We have many tools in our classroom management toolbox that we can use to influence students to behave well. We are trained to provide engaging lessons; to keep the kids too busy to misbehave. This is the first thing I see teachers ask for when they start to struggle - "What is a fun art lesson for a rough bunch of 4th (or 2nd, or 5th, 6th, 7th, 8th, 9th, etc.) graders? S.O.S.!!!!" I see this question repeated in all the Facebook art teacher groups; it doesn't matter whether the teacher serves high school, middle school, or elementary school. Everyone believes that as long as the lesson is interesting and engaging enough, the kids will behave.
The second most common question I see is when a teacher has tried all the discipline strategies and failed to reach the kids. They are loud, rude, talk over the teacher, horseplay, and refuse to comply. No matter which discipline strategies s/he tries, the kids just don't care. Here are common things this teacher will list: redirect/remind, re-teaching rules and procedures, talking to the child in the hallway, moving seats, time-out, calling parents, writing kids up, referrals, discipline assignments, etc. At this point, the teacher is frustrated, burned out, and ready to give up. What can s/he do with a class full of kids who just don't care?

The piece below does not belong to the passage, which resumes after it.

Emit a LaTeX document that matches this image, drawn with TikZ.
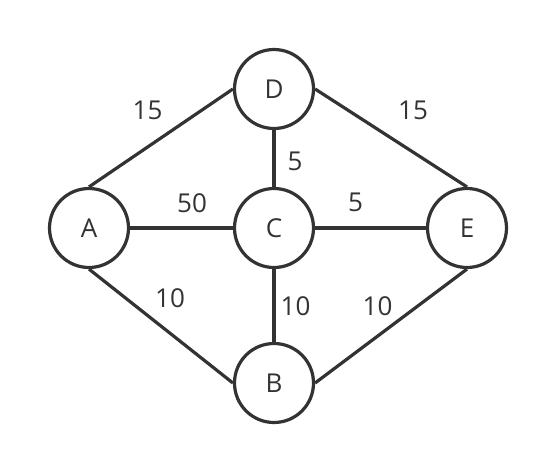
\documentclass[tikz,border=0pt]{standalone}
\usepackage{fontspec}
\setmainfont{Open Sans}
\definecolor{ink}{HTML}{333333}
\begin{document}
\begin{tikzpicture}[x=0.75pt,y=-0.75pt,
  vert/.style={circle,draw=ink,line width=2.4pt,minimum size=59.25pt,inner sep=0pt,fill=white,text=ink,font=\fontsize{19.5}{23}\selectfont},
  edge/.style={draw=ink,line width=2.4pt},
  wlabel/.style={text=ink,inner sep=0pt,font=\fontsize{19.5}{23}\selectfont}]
\useasboundingbox (0,0) rectangle (558,472);
\node[vert] (D) at (274,89) {D};
\node[vert] (A) at (89,228) {A};
\node[vert] (C) at (274,228) {C};
\node[vert] (E) at (467,228) {E};
\node[vert] (B) at (274,383) {B};
\draw[edge] (A.north) -- (D.west);
\draw[edge] (D.east) -- (E.north);
\draw[edge] (A.east) -- (C.west);
\draw[edge] (C.east) -- (E.west);
\draw[edge] (D.south) -- (C.north);
\draw[edge] (C.south) -- (B.north);
\draw[edge] (A.south) -- (B.west);
\draw[edge] (B.east) -- (E.south);
\node[wlabel] (l1) at (147.5,110) {15};
\node[wlabel] (l2) at (413,110) {15};
\node[wlabel] (l3) at (192,203) {50};
\node[wlabel] (l4) at (295,161) {5};
\node[wlabel] (l5) at (355.5,202) {5};
\node[wlabel] (l6) at (170,298) {10};
\node[wlabel] (l7) at (295.5,306) {10};
\node[wlabel] (l8) at (377.5,306) {10};
\end{tikzpicture}
\end{document}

Third, teachers will ask about incentives. They often ask, what are some motivation strategies other teachers have used that "work" to encourage hard work, achievement, and respectful attitudes? Raffle tickets for a prize drawing every Friday? Popcorn parties once each month? How about starting an "Art Student of the Week or Month?"
All of these strategies are invaluable for teachers to encourage students to do well, but there is something much more powerful than an engaging lesson, or a discipline strategy, or even students earning incentives.
The teacher's attention is THE most powerful reinforcer in the classroom. Think about it - when you give more attention to the students who are doing well than the students who are acting up, what happens? What happens when you focus on the bad behavior? Of course, you don't want to ignore the disruptors, but holding them accountable while simultaneously FOCUSING on the good behavior will work wonders. I have seen this happen again and again in my classroom. Where is my attention? Am I thinking about the bad behavior or the good behavior?
Students will work for your attention, whether it is negative or positive. What are you acknowledging more of? The vast majority of students WANT to please, they WANT to be the recipient of your nurturing, your mentorship, your acknowledgment. Are you noticing the accomplishments, whether they are behavioral or academic? What behaviors are you purposefully nurturing in your classroom? The answer is whatever you pay attention to the most, whether positive or negative.
I have often wondered what is the most powerful classroom management tool, and I figured out a few years ago that there are several; instruction, motivation, consistent discipline, and the teacher's "warm-strict" attitude. I discovered recently that there is one that supersedes all the others. There is one thing that we all can develop with practice; paying attention to what we want and refusing to focus on what we don't want.
When I am doing a consultation, one of the first questions I ask is, "Are you focusing more on the good behaviors or the bad behaviors?" I have personally witnessed an inner city elementary art teacher see this strategy improve her classroom culture. She was grinning from ear to ear when I left that afternoon a few weeks ago; simply noticing what the kids were doing RIGHT transformed her teaching practice. Over and over, both in my own classroom and in hearing other art teachers' stories, I've seen the truth of this revelation.